** Begin Given data **
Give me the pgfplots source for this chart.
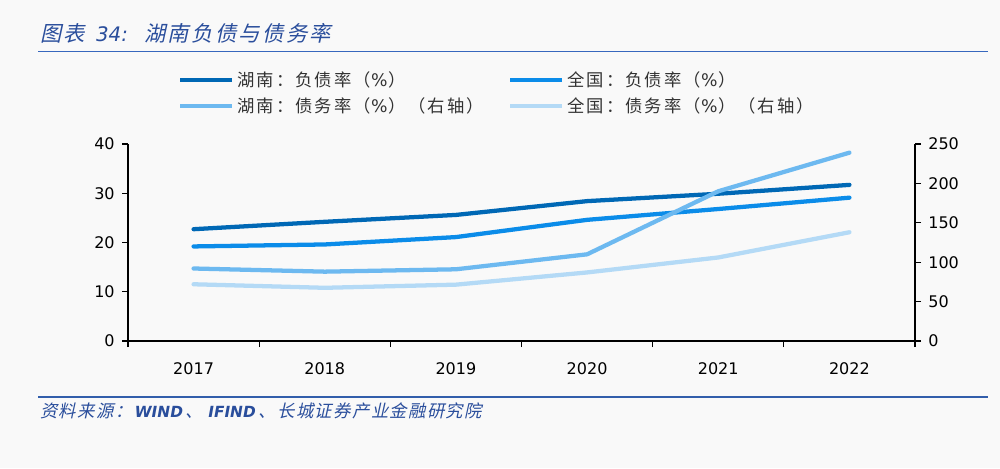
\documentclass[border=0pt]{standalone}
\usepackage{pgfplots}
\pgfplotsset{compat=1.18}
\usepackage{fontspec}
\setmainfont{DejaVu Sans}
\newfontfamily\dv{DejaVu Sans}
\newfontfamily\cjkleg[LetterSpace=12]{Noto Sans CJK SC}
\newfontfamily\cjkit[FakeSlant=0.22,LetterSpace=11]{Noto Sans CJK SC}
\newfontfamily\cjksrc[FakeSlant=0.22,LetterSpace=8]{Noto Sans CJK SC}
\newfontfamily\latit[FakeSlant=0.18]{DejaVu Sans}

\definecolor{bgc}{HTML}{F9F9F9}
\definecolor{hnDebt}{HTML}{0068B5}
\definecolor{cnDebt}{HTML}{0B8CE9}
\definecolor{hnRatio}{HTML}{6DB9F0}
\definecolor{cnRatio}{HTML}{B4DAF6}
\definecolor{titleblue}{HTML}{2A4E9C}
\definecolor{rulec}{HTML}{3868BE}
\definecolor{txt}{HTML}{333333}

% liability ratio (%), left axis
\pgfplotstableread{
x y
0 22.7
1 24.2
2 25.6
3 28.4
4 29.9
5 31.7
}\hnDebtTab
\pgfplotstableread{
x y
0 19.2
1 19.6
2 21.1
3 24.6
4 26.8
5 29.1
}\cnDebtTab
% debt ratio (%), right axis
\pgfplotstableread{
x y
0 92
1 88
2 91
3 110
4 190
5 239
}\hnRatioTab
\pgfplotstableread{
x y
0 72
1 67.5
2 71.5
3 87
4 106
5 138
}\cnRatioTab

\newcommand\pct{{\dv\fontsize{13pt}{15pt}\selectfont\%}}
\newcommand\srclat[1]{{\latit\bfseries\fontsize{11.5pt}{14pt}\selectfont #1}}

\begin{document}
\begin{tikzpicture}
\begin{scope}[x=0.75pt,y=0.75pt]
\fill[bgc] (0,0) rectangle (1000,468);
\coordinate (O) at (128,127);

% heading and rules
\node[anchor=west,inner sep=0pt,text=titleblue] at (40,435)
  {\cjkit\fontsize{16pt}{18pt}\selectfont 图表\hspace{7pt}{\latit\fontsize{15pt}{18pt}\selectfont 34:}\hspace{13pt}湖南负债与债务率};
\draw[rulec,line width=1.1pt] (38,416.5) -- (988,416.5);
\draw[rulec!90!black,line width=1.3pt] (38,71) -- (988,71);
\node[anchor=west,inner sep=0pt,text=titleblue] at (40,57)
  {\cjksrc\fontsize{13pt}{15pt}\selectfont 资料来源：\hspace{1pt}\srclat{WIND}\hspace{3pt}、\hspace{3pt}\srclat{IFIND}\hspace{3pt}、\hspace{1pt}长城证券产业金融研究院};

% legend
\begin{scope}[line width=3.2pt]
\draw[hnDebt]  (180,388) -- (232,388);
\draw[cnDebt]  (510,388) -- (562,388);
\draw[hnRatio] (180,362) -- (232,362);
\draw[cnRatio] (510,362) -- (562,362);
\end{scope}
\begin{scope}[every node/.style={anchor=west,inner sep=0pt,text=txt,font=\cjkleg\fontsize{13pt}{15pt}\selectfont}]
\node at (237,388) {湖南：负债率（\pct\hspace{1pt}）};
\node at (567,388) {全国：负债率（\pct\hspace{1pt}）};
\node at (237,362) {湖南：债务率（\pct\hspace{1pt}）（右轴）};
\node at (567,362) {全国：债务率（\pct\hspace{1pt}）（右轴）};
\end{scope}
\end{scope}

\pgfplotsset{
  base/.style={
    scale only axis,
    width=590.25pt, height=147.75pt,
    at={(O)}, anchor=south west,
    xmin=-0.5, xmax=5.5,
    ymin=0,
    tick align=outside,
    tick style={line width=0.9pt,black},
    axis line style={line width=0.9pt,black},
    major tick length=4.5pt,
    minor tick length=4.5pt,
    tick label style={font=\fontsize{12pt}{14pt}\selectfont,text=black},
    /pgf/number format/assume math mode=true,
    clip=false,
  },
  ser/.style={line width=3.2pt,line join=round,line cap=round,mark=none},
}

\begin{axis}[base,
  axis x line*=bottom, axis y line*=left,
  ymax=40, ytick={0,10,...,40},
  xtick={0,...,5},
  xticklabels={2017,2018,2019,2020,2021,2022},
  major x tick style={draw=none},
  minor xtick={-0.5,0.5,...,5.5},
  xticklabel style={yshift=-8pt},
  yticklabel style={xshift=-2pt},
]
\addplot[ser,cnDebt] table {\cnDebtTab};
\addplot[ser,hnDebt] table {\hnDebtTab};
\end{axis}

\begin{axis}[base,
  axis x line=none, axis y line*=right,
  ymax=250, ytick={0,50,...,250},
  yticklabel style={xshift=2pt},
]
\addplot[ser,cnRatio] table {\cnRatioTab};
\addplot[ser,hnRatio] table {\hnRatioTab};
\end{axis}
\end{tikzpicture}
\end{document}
** End Given data **
Pictures excluded, quote all the data above exactly.

Give me the pgfplots source for this chart.
\documentclass[border=0pt]{standalone}
\usepackage{pgfplots}
\pgfplotsset{compat=1.18}
\usepackage{fontspec}
\setmainfont{DejaVu Sans}
\newfontfamily\dv{DejaVu Sans}
\newfontfamily\cjkleg[LetterSpace=12]{Noto Sans CJK SC}
\newfontfamily\cjkit[FakeSlant=0.22,LetterSpace=11]{Noto Sans CJK SC}
\newfontfamily\cjksrc[FakeSlant=0.22,LetterSpace=8]{Noto Sans CJK SC}
\newfontfamily\latit[FakeSlant=0.18]{DejaVu Sans}

\definecolor{bgc}{HTML}{F9F9F9}
\definecolor{hnDebt}{HTML}{0068B5}
\definecolor{cnDebt}{HTML}{0B8CE9}
\definecolor{hnRatio}{HTML}{6DB9F0}
\definecolor{cnRatio}{HTML}{B4DAF6}
\definecolor{titleblue}{HTML}{2A4E9C}
\definecolor{rulec}{HTML}{3868BE}
\definecolor{txt}{HTML}{333333}

% liability ratio (%), left axis
\pgfplotstableread{
x y
0 22.7
1 24.2
2 25.6
3 28.4
4 29.9
5 31.7
}\hnDebtTab
\pgfplotstableread{
x y
0 19.2
1 19.6
2 21.1
3 24.6
4 26.8
5 29.1
}\cnDebtTab
% debt ratio (%), right axis
\pgfplotstableread{
x y
0 92
1 88
2 91
3 110
4 190
5 239
}\hnRatioTab
\pgfplotstableread{
x y
0 72
1 67.5
2 71.5
3 87
4 106
5 138
}\cnRatioTab

\newcommand\pct{{\dv\fontsize{13pt}{15pt}\selectfont\%}}
\newcommand\srclat[1]{{\latit\bfseries\fontsize{11.5pt}{14pt}\selectfont #1}}

\begin{document}
\begin{tikzpicture}
\begin{scope}[x=0.75pt,y=0.75pt]
\fill[bgc] (0,0) rectangle (1000,468);
\coordinate (O) at (128,127);

% heading and rules
\node[anchor=west,inner sep=0pt,text=titleblue] at (40,435)
  {\cjkit\fontsize{16pt}{18pt}\selectfont 图表\hspace{7pt}{\latit\fontsize{15pt}{18pt}\selectfont 34:}\hspace{13pt}湖南负债与债务率};
\draw[rulec,line width=1.1pt] (38,416.5) -- (988,416.5);
\draw[rulec!90!black,line width=1.3pt] (38,71) -- (988,71);
\node[anchor=west,inner sep=0pt,text=titleblue] at (40,57)
  {\cjksrc\fontsize{13pt}{15pt}\selectfont 资料来源：\hspace{1pt}\srclat{WIND}\hspace{3pt}、\hspace{3pt}\srclat{IFIND}\hspace{3pt}、\hspace{1pt}长城证券产业金融研究院};

% legend
\begin{scope}[line width=3.2pt]
\draw[hnDebt]  (180,388) -- (232,388);
\draw[cnDebt]  (510,388) -- (562,388);
\draw[hnRatio] (180,362) -- (232,362);
\draw[cnRatio] (510,362) -- (562,362);
\end{scope}
\begin{scope}[every node/.style={anchor=west,inner sep=0pt,text=txt,font=\cjkleg\fontsize{13pt}{15pt}\selectfont}]
\node at (237,388) {湖南：负债率（\pct\hspace{1pt}）};
\node at (567,388) {全国：负债率（\pct\hspace{1pt}）};
\node at (237,362) {湖南：债务率（\pct\hspace{1pt}）（右轴）};
\node at (567,362) {全国：债务率（\pct\hspace{1pt}）（右轴）};
\end{scope}
\end{scope}

\pgfplotsset{
  base/.style={
    scale only axis,
    width=590.25pt, height=147.75pt,
    at={(O)}, anchor=south west,
    xmin=-0.5, xmax=5.5,
    ymin=0,
    tick align=outside,
    tick style={line width=0.9pt,black},
    axis line style={line width=0.9pt,black},
    major tick length=4.5pt,
    minor tick length=4.5pt,
    tick label style={font=\fontsize{12pt}{14pt}\selectfont,text=black},
    /pgf/number format/assume math mode=true,
    clip=false,
  },
  ser/.style={line width=3.2pt,line join=round,line cap=round,mark=none},
}

\begin{axis}[base,
  axis x line*=bottom, axis y line*=left,
  ymax=40, ytick={0,10,...,40},
  xtick={0,...,5},
  xticklabels={2017,2018,2019,2020,2021,2022},
  major x tick style={draw=none},
  minor xtick={-0.5,0.5,...,5.5},
  xticklabel style={yshift=-8pt},
  yticklabel style={xshift=-2pt},
]
\addplot[ser,cnDebt] table {\cnDebtTab};
\addplot[ser,hnDebt] table {\hnDebtTab};
\end{axis}

\begin{axis}[base,
  axis x line=none, axis y line*=right,
  ymax=250, ytick={0,50,...,250},
  yticklabel style={xshift=2pt},
]
\addplot[ser,cnRatio] table {\cnRatioTab};
\addplot[ser,hnRatio] table {\hnRatioTab};
\end{axis}
\end{tikzpicture}
\end{document}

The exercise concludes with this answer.